Your first visual encounter with the Moon requires only the naked eye, because the largest formations are easily recognisable: the lunar maria (Latin for seas). These dark-looking patches cover about 30% of the visible lunar surface. The maria are the craters created by giant meteorite impacts, which were flooded with magma that emerged from the punctured lunar crust. The colour is caused by the cooled rock: it is dark basalt lava. The largest structure of this type is the Mare Imbrium (Sea of Showers).

Crater upon crater

Copernicus is an example of a mountain ring. NASA/GSFC/Arizona State University Copernicus is an example of a mountain ring. NASA/GSFC/Arizona State University

A pair of binoculars or a small telescope is needed to observe the most common formation on the Moon: craters, which were also formed by meteorite impacts. On the near side, facing Earth, there are around 300,000 craters with a diameter of one kilometre or more.

They are divided into different classes according to size and condition: craters in the strict sense are around 5 to 60km across. They are mostly round in shape and stand out clearly against the background. The inner slopes are mostly smooth and there is no central peak. Small craters are no larger than around 5km. Mountain rings, on the other hand, have a diameter of around 20 to 100km and have well-preserved and clearly defined walls. Stepped terraced slopes in the interior of the crater are a typical feature. As a rule, the inner surface is dominated by a central peak. The best known example is Copernicus (see Adventures in Astronomy 1).

The even larger craters, with a diameter of up to 300km, are known as walled plains. These large craters are surrounded by a wall that has usually already disintegrated or was destroyed by later impacts. The crater floor is often broken with further craters, rilles and peaks and flooded with lava, such as crater Plato.

Mountains and valleys

The crater Plato is completely flooded with lava. NASA/GSFC/Arizona State University The crater Plato is completely flooded with lava. NASA/GSFC/Arizona State University

Lunar mountain ranges (lat. Montes) are mainly to be found on the edges of maria. During the formation of the lunar maria, mighty crater walls several thousand metres tall are thrown up by the impact and later partly flooded by lava. The mountain ranges of today are the remains of these former crater walls. But unlike on Earth, they are much less rugged and more comparable to huge hills. The Montes Appenius is a particularly impressive example. Individual mountains (lat. Mons) are virtually always found in the lunar maria. They are also the remnants of crater walls, but here only the highest peaks can be seen towering above the lava-flooded plains.

Valleys (lat.
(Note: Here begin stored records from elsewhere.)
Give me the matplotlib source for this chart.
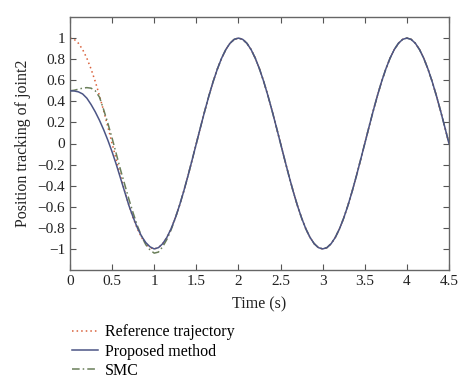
import matplotlib
matplotlib.use("Agg")
import matplotlib.pyplot as plt
import numpy as np

plt.rcParams['font.family'] = ['Liberation Serif', 'DejaVu Serif']

# time samples (s)
time = [round(0.05 * i, 2) for i in range(91)]

# one period of the reference as read (0..2 s, 0.05 s step)
ref_period = [1.0, 0.988, 0.951, 0.891, 0.809, 0.707, 0.588, 0.454, 0.309, 0.156,
              0.0, -0.156, -0.309, -0.454, -0.588, -0.707, -0.809, -0.891, -0.951, -0.988,
              -1.0, -0.988, -0.951, -0.891, -0.809, -0.707, -0.588, -0.454, -0.309, -0.156,
              0.0, 0.156, 0.309, 0.454, 0.588, 0.707, 0.809, 0.891, 0.951, 0.988]
reference = ref_period + ref_period + [1.0, 0.988, 0.951, 0.891, 0.809, 0.707, 0.588, 0.454, 0.309, 0.156, 0.0]

proposed_start = [0.5, 0.498, 0.49, 0.47, 0.43, 0.37, 0.30, 0.22, 0.13, 0.03,
                  -0.08, -0.20, -0.33, -0.46, -0.59, -0.70, -0.80, -0.88, -0.94, -0.98, -1.0]
smc_start = [0.5, 0.505, 0.515, 0.525, 0.53, 0.525, 0.50, 0.44, 0.32, 0.19,
             0.05, -0.10, -0.25, -0.39, -0.53, -0.66, -0.78, -0.88, -0.96, -1.01,
             -1.04, -1.03, -0.98, -0.91, -0.82, -0.71]
proposed = proposed_start + reference[len(proposed_start):]
smc = smc_start + reference[len(smc_start):]

xticks = [0, 0.5, 1, 1.5, 2, 2.5, 3, 3.5, 4, 4.5]
xticklabels = ['0', '0.5', '1', '1.5', '2', '2.5', '3', '3.5', '4', '4.5']
yticks = [-1, -0.8, -0.6, -0.4, -0.2, 0, 0.2, 0.4, 0.6, 0.8, 1]
yticklabels = ['\u22121', '\u22120.8', '\u22120.6', '\u22120.4', '\u22120.2', '0',
               '0.2', '0.4', '0.6', '0.8', '1']

fig = plt.figure(figsize=(4.74, 3.91), dpi=100)
ax = fig.add_axes([70/474, 1 - 270/391, (449-70)/474, (270-17)/391])

l1, = ax.plot(time, reference, linestyle=(0, (1, 2)), color='#d9603a', lw=1.1,
              label='Reference trajectory', zorder=2)
l3, = ax.plot(time, smc, linestyle=(0, (5, 2, 1, 2)), color='#6a7f5a', lw=1.1,
              label='SMC', zorder=3)
l2, = ax.plot(time, proposed, '-', color='#4c5585', lw=1.1, label='Proposed method',
              zorder=4)

ax.set_xlim(0, 4.5)
ax.set_ylim(-1.2, 1.2)
ax.set_xticks(xticks)
ax.set_xticklabels(xticklabels)
ax.set_yticks(yticks)
ax.set_yticklabels(yticklabels)
ax.tick_params(direction='in', top=True, right=True, length=4, width=0.8,
               colors='#555555', labelcolor='#222222', labelsize=11)
for s in ax.spines.values():
    s.set_color('#666666')
    s.set_linewidth(1.0)

ax.set_xlabel('Time (s)', fontsize=11.5, color='#222222', labelpad=6)
ax.set_ylabel('Position tracking of joint2', fontsize=11.5, color='#222222', labelpad=5)

fig.legend(handles=[l1, l2, l3], loc='upper left', bbox_to_anchor=(66/474, 1 - 318/391),
           frameon=False, fontsize=11.5, handlelength=1.6, handletextpad=0.45,
           labelspacing=0.2, borderaxespad=0)

fig.savefig('out.png', dpi=100)
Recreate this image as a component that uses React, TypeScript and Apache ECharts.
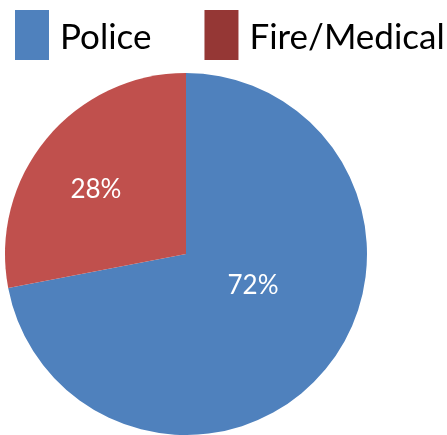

Vallis) are divided into three types according to their differing origins. Crater valleys are linear structures created by overlapping impacts. These were probably caused by secondary impacts during the formation of the large maria. Linear crater valleys are the most common type of lunar valleys, Vallis Snellius is the longest valley of this kind. Volcanic valleys, on the other hand, e.g. Vallis Schröteri, have a sinuous shape and appear to the observer to be similar to terrestrial rivers. In fact, they are collapsed, former lava tubes. Graben are formed by the subsiding or collapsing of the underlying layers of rock. The most famous example is the Vallis Alpes.

Rilles and escarpments

The largest mountain range of the entire near side of the Moon are the Montes Appenius. NASA/GSFC/Arizona State University The largest mountain range of the entire near side of the Moon are the Montes Appenius. NASA/GSFC/Arizona State University

Rilles (lat. Rima) are also grouped into different categories due to their different origins. Sinuous rilles, like volcanic valleys, are collapsed former lava channels. Straight rilles, on the other hand, have been caused by stresses from cooling lava. Escarpments (lat. Rupes) in lunar morphology describe a number of different features: scarps, slopes or cliffs. Essentially, there are two types of so-called escarpments: stepped terrain as a result of soil subsidence at the edges of maria such as the Rupes Recta (Straight Wall), and remnants of mountain rings or crater segments such as the Rupes Altai.